# Given instruction:
Only the pictures are to be left out; set down the rest of the records exactly.

** Start of Material **

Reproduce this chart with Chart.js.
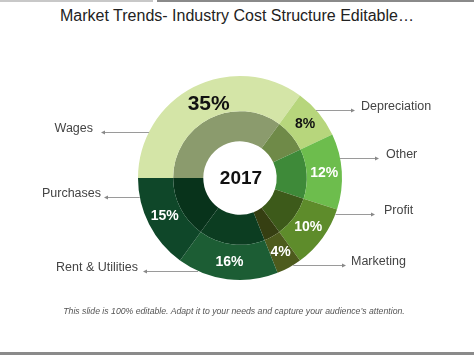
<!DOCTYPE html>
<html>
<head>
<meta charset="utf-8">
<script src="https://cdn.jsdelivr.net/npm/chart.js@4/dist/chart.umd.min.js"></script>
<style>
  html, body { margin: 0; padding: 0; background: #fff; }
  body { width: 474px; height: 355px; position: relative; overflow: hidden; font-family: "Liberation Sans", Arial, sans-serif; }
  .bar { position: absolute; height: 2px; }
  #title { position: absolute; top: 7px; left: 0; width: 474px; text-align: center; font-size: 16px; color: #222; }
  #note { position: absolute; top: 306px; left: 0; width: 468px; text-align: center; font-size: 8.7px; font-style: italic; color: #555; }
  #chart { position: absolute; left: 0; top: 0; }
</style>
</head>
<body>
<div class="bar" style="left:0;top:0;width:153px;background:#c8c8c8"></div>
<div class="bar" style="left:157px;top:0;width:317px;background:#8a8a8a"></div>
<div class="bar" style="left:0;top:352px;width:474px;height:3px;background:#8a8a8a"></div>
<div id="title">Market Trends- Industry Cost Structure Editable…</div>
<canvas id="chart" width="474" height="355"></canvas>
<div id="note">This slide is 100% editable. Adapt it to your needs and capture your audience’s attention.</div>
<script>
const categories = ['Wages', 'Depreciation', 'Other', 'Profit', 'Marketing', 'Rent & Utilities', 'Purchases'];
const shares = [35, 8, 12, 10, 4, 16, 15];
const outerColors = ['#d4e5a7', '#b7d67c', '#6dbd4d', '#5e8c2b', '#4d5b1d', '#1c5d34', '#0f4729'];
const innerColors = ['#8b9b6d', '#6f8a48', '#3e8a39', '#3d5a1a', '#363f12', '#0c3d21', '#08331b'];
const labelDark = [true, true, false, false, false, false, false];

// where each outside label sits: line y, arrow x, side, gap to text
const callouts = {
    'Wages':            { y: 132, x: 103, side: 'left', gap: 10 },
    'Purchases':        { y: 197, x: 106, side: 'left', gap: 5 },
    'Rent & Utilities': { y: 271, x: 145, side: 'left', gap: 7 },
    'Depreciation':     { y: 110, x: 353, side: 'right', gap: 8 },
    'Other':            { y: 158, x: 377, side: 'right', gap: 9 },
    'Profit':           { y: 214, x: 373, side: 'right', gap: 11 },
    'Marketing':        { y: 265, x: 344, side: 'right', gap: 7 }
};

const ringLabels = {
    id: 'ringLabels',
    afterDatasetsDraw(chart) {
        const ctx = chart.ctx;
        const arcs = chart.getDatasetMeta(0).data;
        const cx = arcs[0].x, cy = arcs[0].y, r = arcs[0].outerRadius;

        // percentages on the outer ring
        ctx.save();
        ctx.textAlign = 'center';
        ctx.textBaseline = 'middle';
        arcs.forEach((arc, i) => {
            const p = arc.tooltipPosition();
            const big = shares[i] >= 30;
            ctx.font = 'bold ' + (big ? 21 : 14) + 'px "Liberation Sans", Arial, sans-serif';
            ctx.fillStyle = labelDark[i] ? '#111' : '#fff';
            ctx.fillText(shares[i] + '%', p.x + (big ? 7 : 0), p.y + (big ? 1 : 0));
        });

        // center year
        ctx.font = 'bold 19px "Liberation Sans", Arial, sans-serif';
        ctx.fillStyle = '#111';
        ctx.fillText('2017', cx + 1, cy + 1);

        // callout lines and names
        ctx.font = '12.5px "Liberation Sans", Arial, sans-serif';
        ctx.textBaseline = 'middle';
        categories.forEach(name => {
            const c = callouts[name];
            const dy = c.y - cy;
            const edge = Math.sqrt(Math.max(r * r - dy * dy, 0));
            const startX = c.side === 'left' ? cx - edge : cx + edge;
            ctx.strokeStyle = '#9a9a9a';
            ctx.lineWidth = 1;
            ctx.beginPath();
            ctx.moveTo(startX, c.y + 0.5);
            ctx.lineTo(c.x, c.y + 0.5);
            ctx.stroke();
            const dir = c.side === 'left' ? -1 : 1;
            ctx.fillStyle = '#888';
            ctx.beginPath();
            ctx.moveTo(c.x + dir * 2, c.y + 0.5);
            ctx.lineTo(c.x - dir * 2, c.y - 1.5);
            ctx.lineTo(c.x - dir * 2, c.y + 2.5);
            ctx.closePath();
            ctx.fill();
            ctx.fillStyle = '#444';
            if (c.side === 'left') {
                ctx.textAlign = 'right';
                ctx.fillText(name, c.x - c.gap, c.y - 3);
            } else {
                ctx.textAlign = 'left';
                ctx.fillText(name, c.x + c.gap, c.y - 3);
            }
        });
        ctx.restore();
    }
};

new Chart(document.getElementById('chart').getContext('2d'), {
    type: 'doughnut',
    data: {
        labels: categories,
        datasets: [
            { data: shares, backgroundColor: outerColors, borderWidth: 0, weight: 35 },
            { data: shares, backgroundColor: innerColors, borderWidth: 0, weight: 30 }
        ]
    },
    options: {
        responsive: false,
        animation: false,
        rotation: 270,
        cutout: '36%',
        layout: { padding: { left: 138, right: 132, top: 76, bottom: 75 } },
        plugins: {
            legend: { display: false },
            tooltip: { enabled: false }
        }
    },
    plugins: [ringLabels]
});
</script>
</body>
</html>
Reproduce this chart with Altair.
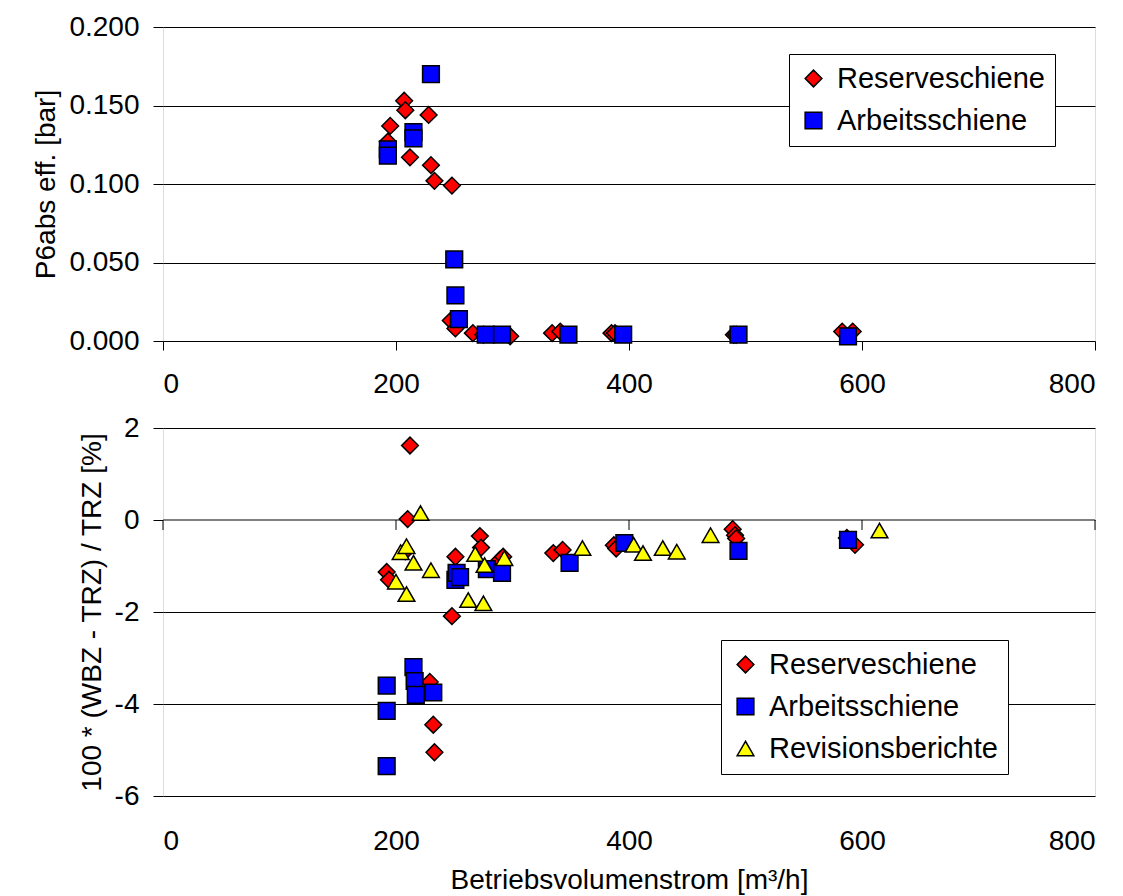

** End of Material **

# Full answer:
Reproduce this chart with Chart.js.
<!DOCTYPE html>
<html>
<head>
<meta charset="utf-8">
<script src="https://cdn.jsdelivr.net/npm/chart.js@4/dist/chart.umd.min.js"></script>
<style>
  html, body { margin: 0; padding: 0; background: #fff; }
  body { width: 474px; height: 355px; position: relative; overflow: hidden; font-family: "Liberation Sans", Arial, sans-serif; }
  .bar { position: absolute; height: 2px; }
  #title { position: absolute; top: 7px; left: 0; width: 474px; text-align: center; font-size: 16px; color: #222; }
  #note { position: absolute; top: 306px; left: 0; width: 468px; text-align: center; font-size: 8.7px; font-style: italic; color: #555; }
  #chart { position: absolute; left: 0; top: 0; }
</style>
</head>
<body>
<div class="bar" style="left:0;top:0;width:153px;background:#c8c8c8"></div>
<div class="bar" style="left:157px;top:0;width:317px;background:#8a8a8a"></div>
<div class="bar" style="left:0;top:352px;width:474px;height:3px;background:#8a8a8a"></div>
<div id="title">Market Trends- Industry Cost Structure Editable…</div>
<canvas id="chart" width="474" height="355"></canvas>
<div id="note">This slide is 100% editable. Adapt it to your needs and capture your audience’s attention.</div>
<script>
const categories = ['Wages', 'Depreciation', 'Other', 'Profit', 'Marketing', 'Rent & Utilities', 'Purchases'];
const shares = [35, 8, 12, 10, 4, 16, 15];
const outerColors = ['#d4e5a7', '#b7d67c', '#6dbd4d', '#5e8c2b', '#4d5b1d', '#1c5d34', '#0f4729'];
const innerColors = ['#8b9b6d', '#6f8a48', '#3e8a39', '#3d5a1a', '#363f12', '#0c3d21', '#08331b'];
const labelDark = [true, true, false, false, false, false, false];

// where each outside label sits: line y, arrow x, side, gap to text
const callouts = {
    'Wages':            { y: 132, x: 103, side: 'left', gap: 10 },
    'Purchases':        { y: 197, x: 106, side: 'left', gap: 5 },
    'Rent & Utilities': { y: 271, x: 145, side: 'left', gap: 7 },
    'Depreciation':     { y: 110, x: 353, side: 'right', gap: 8 },
    'Other':            { y: 158, x: 377, side: 'right', gap: 9 },
    'Profit':           { y: 214, x: 373, side: 'right', gap: 11 },
    'Marketing':        { y: 265, x: 344, side: 'right', gap: 7 }
};

const ringLabels = {
    id: 'ringLabels',
    afterDatasetsDraw(chart) {
        const ctx = chart.ctx;
        const arcs = chart.getDatasetMeta(0).data;
        const cx = arcs[0].x, cy = arcs[0].y, r = arcs[0].outerRadius;

        // percentages on the outer ring
        ctx.save();
        ctx.textAlign = 'center';
        ctx.textBaseline = 'middle';
        arcs.forEach((arc, i) => {
            const p = arc.tooltipPosition();
            const big = shares[i] >= 30;
            ctx.font = 'bold ' + (big ? 21 : 14) + 'px "Liberation Sans", Arial, sans-serif';
            ctx.fillStyle = labelDark[i] ? '#111' : '#fff';
            ctx.fillText(shares[i] + '%', p.x + (big ? 7 : 0), p.y + (big ? 1 : 0));
        });

        // center year
        ctx.font = 'bold 19px "Liberation Sans", Arial, sans-serif';
        ctx.fillStyle = '#111';
        ctx.fillText('2017', cx + 1, cy + 1);

        // callout lines and names
        ctx.font = '12.5px "Liberation Sans", Arial, sans-serif';
        ctx.textBaseline = 'middle';
        categories.forEach(name => {
            const c = callouts[name];
            const dy = c.y - cy;
            const edge = Math.sqrt(Math.max(r * r - dy * dy, 0));
            const startX = c.side === 'left' ? cx - edge : cx + edge;
            ctx.strokeStyle = '#9a9a9a';
            ctx.lineWidth = 1;
            ctx.beginPath();
            ctx.moveTo(startX, c.y + 0.5);
            ctx.lineTo(c.x, c.y + 0.5);
            ctx.stroke();
            const dir = c.side === 'left' ? -1 : 1;
            ctx.fillStyle = '#888';
            ctx.beginPath();
            ctx.moveTo(c.x + dir * 2, c.y + 0.5);
            ctx.lineTo(c.x - dir * 2, c.y - 1.5);
            ctx.lineTo(c.x - dir * 2, c.y + 2.5);
            ctx.closePath();
            ctx.fill();
            ctx.fillStyle = '#444';
            if (c.side === 'left') {
                ctx.textAlign = 'right';
                ctx.fillText(name, c.x - c.gap, c.y - 3);
            } else {
                ctx.textAlign = 'left';
                ctx.fillText(name, c.x + c.gap, c.y - 3);
            }
        });
        ctx.restore();
    }
};

new Chart(document.getElementById('chart').getContext('2d'), {
    type: 'doughnut',
    data: {
        labels: categories,
        datasets: [
            { data: shares, backgroundColor: outerColors, borderWidth: 0, weight: 35 },
            { data: shares, backgroundColor: innerColors, borderWidth: 0, weight: 30 }
        ]
    },
    options: {
        responsive: false,
        animation: false,
        rotation: 270,
        cutout: '36%',
        layout: { padding: { left: 138, right: 132, top: 76, bottom: 75 } },
        plugins: {
            legend: { display: false },
            tooltip: { enabled: false }
        }
    },
    plugins: [ringLabels]
});
</script>
</body>
</html>
Reproduce this chart with Altair.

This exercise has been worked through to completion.